◆ Short exercise
Work through the following lines and count those that hold the word "this". Reply with that number only.

◆ Excerpted data
▬▬▬

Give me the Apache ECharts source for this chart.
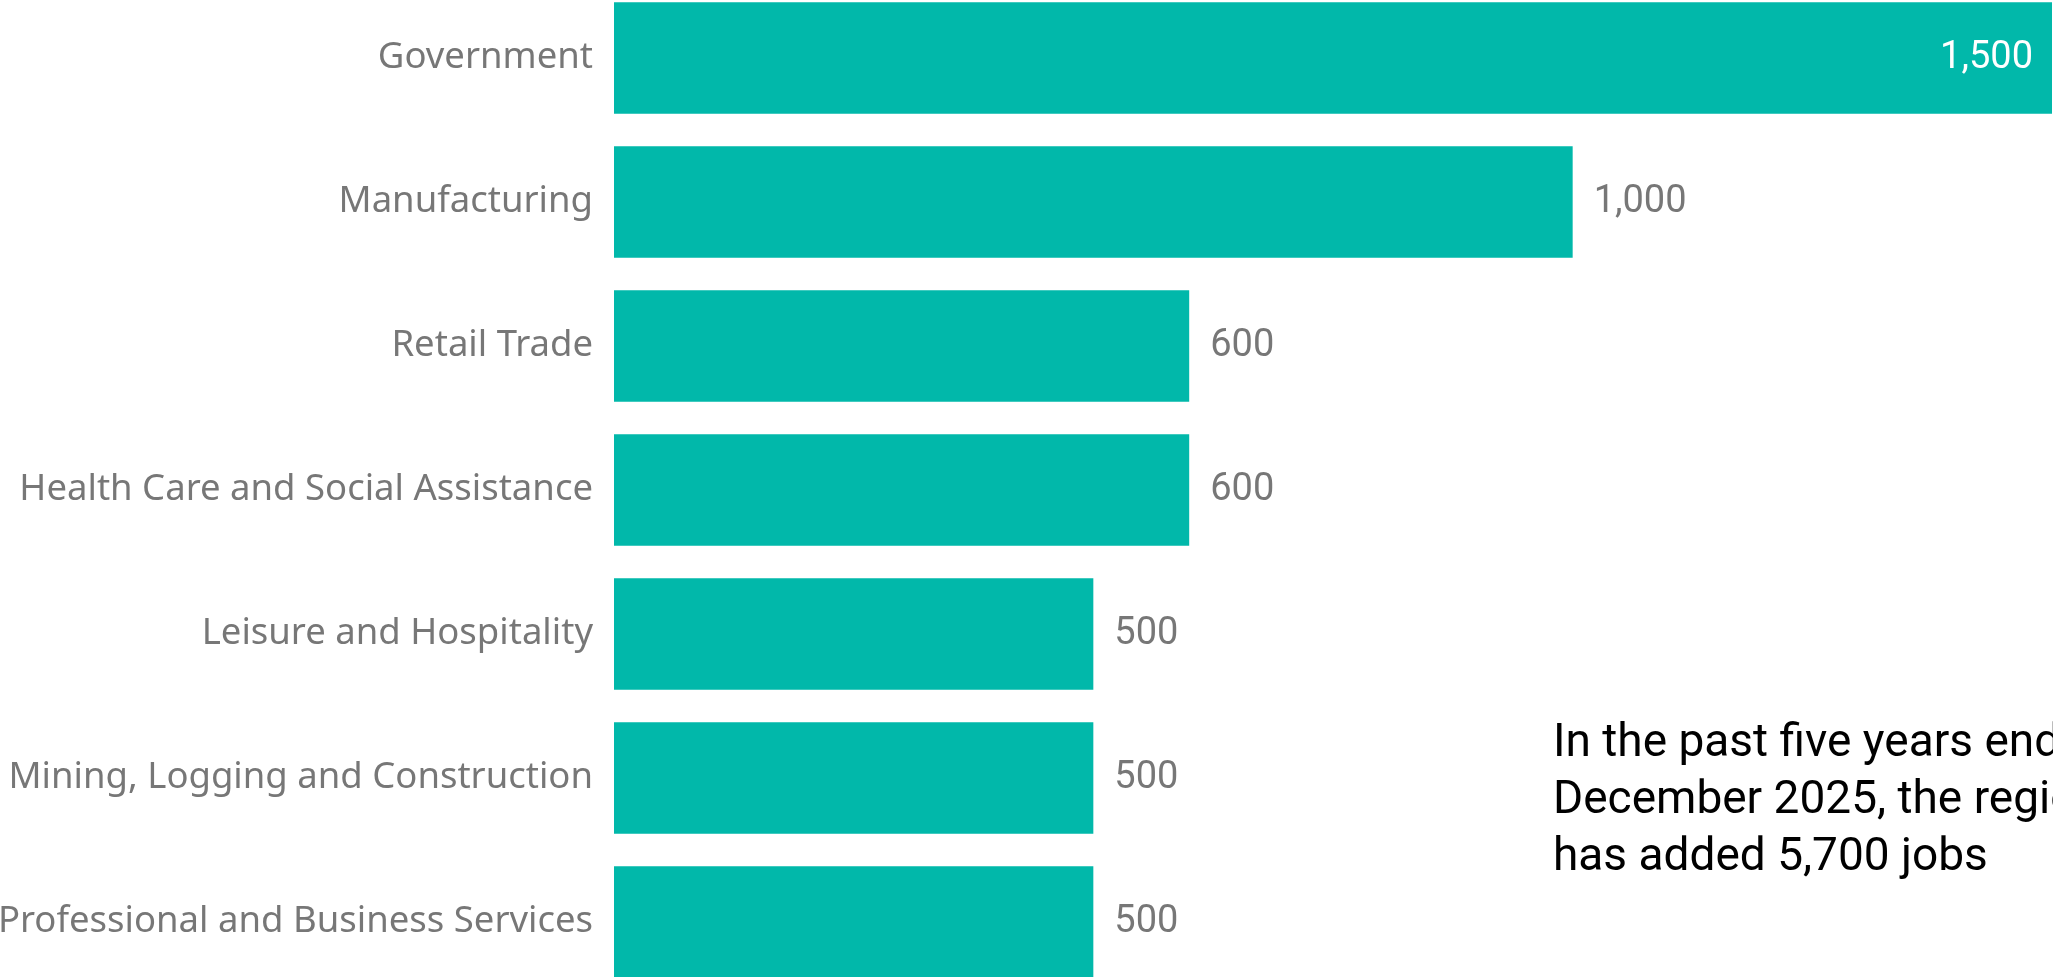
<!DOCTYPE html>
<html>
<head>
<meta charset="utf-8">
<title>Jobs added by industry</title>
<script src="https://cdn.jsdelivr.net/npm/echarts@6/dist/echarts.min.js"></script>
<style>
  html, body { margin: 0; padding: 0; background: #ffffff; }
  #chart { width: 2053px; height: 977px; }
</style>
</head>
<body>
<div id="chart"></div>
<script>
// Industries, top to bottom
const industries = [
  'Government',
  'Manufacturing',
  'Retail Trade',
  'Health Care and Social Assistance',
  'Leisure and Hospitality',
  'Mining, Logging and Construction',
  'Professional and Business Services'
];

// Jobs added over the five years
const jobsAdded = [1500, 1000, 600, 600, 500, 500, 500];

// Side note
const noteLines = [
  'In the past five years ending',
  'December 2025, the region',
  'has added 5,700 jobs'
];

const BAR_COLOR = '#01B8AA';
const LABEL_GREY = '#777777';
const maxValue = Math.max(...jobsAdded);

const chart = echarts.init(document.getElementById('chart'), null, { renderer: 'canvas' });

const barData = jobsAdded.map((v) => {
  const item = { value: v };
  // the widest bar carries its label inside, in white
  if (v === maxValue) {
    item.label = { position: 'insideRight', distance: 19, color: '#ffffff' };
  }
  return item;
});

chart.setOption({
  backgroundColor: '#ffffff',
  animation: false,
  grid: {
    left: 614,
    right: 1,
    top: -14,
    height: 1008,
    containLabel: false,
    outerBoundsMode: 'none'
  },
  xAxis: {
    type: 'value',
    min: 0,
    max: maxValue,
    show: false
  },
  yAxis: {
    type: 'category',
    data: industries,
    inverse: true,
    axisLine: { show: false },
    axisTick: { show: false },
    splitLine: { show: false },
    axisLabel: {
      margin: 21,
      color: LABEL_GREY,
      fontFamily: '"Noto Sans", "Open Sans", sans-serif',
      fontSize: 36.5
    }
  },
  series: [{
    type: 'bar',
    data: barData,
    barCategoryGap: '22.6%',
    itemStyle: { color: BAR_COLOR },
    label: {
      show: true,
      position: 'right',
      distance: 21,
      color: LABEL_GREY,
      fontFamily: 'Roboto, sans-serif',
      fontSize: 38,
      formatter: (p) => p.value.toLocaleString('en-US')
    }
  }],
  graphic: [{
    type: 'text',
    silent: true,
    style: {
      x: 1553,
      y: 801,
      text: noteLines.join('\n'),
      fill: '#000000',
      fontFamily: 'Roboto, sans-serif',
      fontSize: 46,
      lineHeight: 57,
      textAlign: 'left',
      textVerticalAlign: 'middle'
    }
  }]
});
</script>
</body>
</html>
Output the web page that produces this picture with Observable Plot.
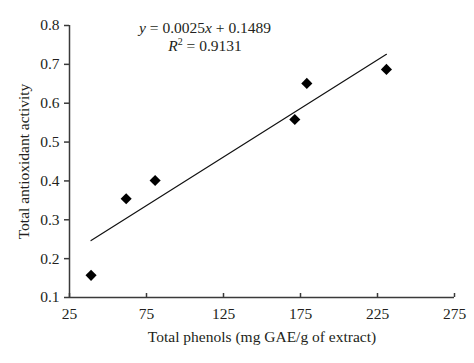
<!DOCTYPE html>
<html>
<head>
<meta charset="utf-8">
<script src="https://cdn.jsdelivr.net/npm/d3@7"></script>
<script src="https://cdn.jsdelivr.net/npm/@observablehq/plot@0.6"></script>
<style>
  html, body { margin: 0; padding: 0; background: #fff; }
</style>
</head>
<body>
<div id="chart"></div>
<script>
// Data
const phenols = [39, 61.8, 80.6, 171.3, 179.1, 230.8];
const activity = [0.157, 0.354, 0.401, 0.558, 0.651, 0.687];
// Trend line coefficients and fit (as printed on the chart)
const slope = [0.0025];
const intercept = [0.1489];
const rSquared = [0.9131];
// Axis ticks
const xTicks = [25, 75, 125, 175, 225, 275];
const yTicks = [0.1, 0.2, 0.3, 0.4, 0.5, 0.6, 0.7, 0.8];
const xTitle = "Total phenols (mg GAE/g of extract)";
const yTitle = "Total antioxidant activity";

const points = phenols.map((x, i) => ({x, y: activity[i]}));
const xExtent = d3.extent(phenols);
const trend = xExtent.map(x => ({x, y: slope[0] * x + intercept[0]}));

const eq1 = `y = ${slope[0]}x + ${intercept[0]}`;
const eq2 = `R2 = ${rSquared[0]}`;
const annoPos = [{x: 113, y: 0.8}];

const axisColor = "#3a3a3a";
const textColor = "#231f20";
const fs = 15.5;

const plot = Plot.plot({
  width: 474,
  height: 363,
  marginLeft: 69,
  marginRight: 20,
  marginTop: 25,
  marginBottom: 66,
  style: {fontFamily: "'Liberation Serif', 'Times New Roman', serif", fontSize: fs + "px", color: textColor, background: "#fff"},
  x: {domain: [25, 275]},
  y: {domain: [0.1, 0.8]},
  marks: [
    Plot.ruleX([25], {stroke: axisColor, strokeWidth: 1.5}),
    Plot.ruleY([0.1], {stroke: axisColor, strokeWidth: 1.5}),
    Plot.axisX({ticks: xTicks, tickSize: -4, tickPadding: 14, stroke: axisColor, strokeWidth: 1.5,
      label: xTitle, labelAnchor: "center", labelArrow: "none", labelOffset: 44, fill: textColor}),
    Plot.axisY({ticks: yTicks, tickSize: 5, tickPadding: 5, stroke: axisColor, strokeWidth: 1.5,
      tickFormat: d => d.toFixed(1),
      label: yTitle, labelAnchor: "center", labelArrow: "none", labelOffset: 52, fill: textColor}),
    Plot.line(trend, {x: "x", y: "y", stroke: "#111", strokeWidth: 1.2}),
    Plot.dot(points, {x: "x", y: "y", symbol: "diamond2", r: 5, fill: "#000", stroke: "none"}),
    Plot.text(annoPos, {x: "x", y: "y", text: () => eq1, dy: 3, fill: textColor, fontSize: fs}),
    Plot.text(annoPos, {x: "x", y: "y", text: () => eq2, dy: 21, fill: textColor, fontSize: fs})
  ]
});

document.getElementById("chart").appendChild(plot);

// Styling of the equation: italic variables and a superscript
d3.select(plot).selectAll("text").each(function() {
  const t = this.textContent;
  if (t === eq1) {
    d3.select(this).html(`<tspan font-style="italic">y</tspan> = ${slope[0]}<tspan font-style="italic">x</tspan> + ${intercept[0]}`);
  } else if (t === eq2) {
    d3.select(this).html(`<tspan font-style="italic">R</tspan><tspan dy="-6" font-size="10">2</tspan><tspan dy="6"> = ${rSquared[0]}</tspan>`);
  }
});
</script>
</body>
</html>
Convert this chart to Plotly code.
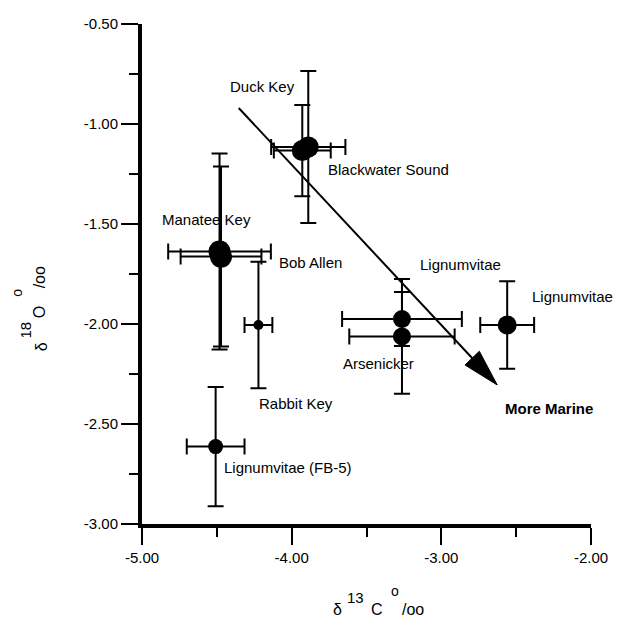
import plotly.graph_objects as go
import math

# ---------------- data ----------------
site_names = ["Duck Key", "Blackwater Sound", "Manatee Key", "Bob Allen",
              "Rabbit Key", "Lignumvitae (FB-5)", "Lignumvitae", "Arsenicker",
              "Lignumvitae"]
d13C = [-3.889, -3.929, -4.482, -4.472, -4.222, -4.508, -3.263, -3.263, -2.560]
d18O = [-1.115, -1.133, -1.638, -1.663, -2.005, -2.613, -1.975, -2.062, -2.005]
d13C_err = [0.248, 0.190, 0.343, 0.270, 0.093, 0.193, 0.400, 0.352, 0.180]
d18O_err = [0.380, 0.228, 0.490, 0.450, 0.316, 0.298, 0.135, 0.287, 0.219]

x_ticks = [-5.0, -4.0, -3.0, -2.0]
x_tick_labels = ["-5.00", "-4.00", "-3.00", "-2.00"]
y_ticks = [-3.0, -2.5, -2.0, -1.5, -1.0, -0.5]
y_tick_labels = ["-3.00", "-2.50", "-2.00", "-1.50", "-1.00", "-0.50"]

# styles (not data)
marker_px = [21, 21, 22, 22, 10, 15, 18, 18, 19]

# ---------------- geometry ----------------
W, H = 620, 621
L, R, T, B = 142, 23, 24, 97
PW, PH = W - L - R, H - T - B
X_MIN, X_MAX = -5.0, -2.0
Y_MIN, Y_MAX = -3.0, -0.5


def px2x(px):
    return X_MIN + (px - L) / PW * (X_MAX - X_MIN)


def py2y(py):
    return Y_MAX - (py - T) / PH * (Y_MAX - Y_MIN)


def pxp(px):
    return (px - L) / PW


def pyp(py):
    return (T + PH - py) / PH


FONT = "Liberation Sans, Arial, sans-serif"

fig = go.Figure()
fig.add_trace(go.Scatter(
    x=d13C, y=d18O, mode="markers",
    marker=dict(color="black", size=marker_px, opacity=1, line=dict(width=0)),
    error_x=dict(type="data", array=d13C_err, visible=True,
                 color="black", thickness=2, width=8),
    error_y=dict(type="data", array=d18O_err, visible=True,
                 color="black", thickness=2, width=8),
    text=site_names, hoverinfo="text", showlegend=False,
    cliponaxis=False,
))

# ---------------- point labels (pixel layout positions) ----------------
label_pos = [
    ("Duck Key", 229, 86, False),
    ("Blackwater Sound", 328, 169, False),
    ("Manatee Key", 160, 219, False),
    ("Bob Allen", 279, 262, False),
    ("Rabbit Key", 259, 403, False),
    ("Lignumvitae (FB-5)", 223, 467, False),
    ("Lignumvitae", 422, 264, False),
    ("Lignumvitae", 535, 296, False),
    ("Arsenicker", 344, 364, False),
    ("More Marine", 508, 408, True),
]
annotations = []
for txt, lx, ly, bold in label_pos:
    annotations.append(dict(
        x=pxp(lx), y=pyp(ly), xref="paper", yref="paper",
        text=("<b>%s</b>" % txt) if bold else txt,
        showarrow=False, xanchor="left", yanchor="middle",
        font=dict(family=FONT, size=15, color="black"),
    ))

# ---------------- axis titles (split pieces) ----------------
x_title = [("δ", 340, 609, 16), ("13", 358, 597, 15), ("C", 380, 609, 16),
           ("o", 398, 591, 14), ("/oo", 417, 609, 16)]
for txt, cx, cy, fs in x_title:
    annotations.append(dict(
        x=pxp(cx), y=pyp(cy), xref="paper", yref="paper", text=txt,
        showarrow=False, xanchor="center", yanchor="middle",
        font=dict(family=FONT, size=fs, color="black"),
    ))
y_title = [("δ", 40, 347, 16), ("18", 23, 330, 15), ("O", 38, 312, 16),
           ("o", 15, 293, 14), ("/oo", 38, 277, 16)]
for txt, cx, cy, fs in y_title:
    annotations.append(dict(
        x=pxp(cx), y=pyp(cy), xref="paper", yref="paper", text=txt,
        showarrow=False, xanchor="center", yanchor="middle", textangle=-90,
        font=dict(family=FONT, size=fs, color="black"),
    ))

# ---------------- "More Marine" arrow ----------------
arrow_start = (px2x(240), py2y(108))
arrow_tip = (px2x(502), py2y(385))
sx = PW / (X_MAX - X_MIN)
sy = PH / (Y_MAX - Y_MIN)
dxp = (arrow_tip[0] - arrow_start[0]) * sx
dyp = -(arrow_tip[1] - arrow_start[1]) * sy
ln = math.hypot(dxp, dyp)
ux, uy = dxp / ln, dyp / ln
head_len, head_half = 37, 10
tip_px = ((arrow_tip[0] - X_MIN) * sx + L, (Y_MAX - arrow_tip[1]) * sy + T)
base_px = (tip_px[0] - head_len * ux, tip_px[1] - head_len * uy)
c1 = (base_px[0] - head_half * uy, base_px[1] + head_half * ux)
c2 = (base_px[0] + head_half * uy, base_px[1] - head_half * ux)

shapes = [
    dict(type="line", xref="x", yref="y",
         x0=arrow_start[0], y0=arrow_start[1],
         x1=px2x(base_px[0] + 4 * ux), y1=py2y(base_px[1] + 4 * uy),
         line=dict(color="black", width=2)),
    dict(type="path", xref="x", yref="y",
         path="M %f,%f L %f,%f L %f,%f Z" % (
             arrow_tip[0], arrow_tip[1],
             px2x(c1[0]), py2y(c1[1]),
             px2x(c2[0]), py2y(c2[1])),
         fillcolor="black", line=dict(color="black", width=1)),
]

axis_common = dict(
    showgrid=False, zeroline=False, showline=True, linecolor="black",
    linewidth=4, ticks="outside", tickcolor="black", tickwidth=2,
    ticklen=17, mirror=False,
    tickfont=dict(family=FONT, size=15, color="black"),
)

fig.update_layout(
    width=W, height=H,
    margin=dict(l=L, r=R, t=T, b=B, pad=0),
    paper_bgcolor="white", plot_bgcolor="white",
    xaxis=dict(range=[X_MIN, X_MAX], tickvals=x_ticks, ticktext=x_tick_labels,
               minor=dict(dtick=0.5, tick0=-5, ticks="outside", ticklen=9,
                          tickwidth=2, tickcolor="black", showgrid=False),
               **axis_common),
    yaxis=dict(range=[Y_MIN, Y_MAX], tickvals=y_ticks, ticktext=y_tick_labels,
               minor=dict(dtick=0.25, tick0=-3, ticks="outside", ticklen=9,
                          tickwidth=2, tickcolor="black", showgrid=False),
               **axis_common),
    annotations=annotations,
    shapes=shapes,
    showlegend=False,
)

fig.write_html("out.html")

▬▬▬

◆ Answer to the task
6